SIMON v. ABIOMED, INC.

United States District Court, District of Massachusetts (2014)

Facts

Issue

Holding — Saylor, J.

Rule

Reasoning

Deep Dive: How the Court Reached Its Decision

Court's Overview of the Case

The U.S. District Court for the District of Massachusetts reviewed a putative class action brought by Karse and Arlene Simon against Abiomed, Inc., along with its CEO and CFO. The plaintiffs alleged that they had purchased shares of Abiomed at inflated prices due to misleading statements regarding the marketing practices of the Impella 2.5 device. They claimed that the company engaged in "off-label" marketing, promoting the device for uses not approved by the FDA, which resulted in inflated stock prices and revenues. In response, the defendants filed a motion to dismiss the complaint, arguing that the plaintiffs failed to adequately allege material misrepresentation, scienter, and loss causation. The court's task was to evaluate whether the allegations met the heightened pleading standards established by the Private Securities Litigation Reform Act (PSLRA).
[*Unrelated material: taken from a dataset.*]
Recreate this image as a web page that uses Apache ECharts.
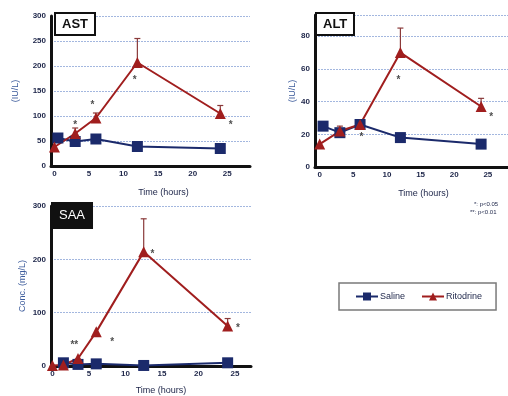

Material Misrepresentation

The court found that the plaintiffs did not sufficiently establish that the defendants made materially misleading statements. Although the plaintiffs contended that the defendants failed to disclose an off-label marketing scheme, the court noted that the allegations were vague and lacked specific details linking the alleged misconduct to the inflated stock prices. The court emphasized that a statement is not considered misleading unless it significantly alters the total mix of information available to investors. Furthermore, the court pointed out that the FDA's communications regarding Abiomed's marketing practices were publicly disclosed, which mitigated any potential for misleading investors. The overall lack of detailed allegations regarding the connection between the off-label marketing and the company's reported revenue growth weakened the plaintiffs' claims of material misrepresentation.

Scienter Requirement

The court also assessed whether the plaintiffs adequately demonstrated the requisite state of mind, or scienter, necessary for a securities fraud claim. Scienter requires a plaintiff to show that the defendants acted with intent to deceive or exhibited a high degree of recklessness. The court found that the plaintiffs primarily relied on circumstantial evidence to establish scienter, which was insufficient under the PSLRA's heightened pleading standards. The plaintiffs did not present direct evidence of intent or knowledge of wrongdoing by the defendants, nor did they provide credible allegations from confidential witnesses indicating that senior management had actual knowledge of the alleged off-label marketing practices. The absence of compelling evidence demonstrating that the defendants were aware of their wrongdoing led the court to conclude that the allegations of scienter were not sufficiently strong to support the claims of securities fraud.

Link to Stock Price Inflation

Additionally, the court evaluated whether the alleged off-label marketing practices had a material effect on the stock price, which is crucial for establishing loss causation. The plaintiffs did not provide specific evidence indicating that a significant portion of Abiomed's revenues came from off-label marketing, nor did they quantify the impact of such practices on stock prices. The court noted that while the plaintiffs alleged a connection between the off-label marketing and inflated revenues, they failed to demonstrate how the alleged misconduct directly caused the drop in stock prices following the disclosure of an investigation by the U.S. Attorney's Office. The court found that the plaintiffs' allegations were based on speculation rather than concrete evidence linking the supposed off-label marketing practices to the financial outcomes experienced by the company and its stock price.

Conclusion on Defendants' Motion

Ultimately, the court granted the defendants' motion to dismiss the complaint, concluding that the plaintiffs had failed to adequately plead material misrepresentation, scienter, and loss causation. The court highlighted the necessity for plaintiffs to provide detailed allegations that not only suggest wrongdoing but also establish a clear connection between that wrongdoing and the financial harm incurred. By failing to meet the heightened standards for pleading under the PSLRA, the plaintiffs were unable to sustain their claims of securities fraud against Abiomed and its executives. The ruling underscored the importance of concrete evidence and clarity in securities fraud allegations, particularly in cases involving complex regulatory issues like off-label marketing.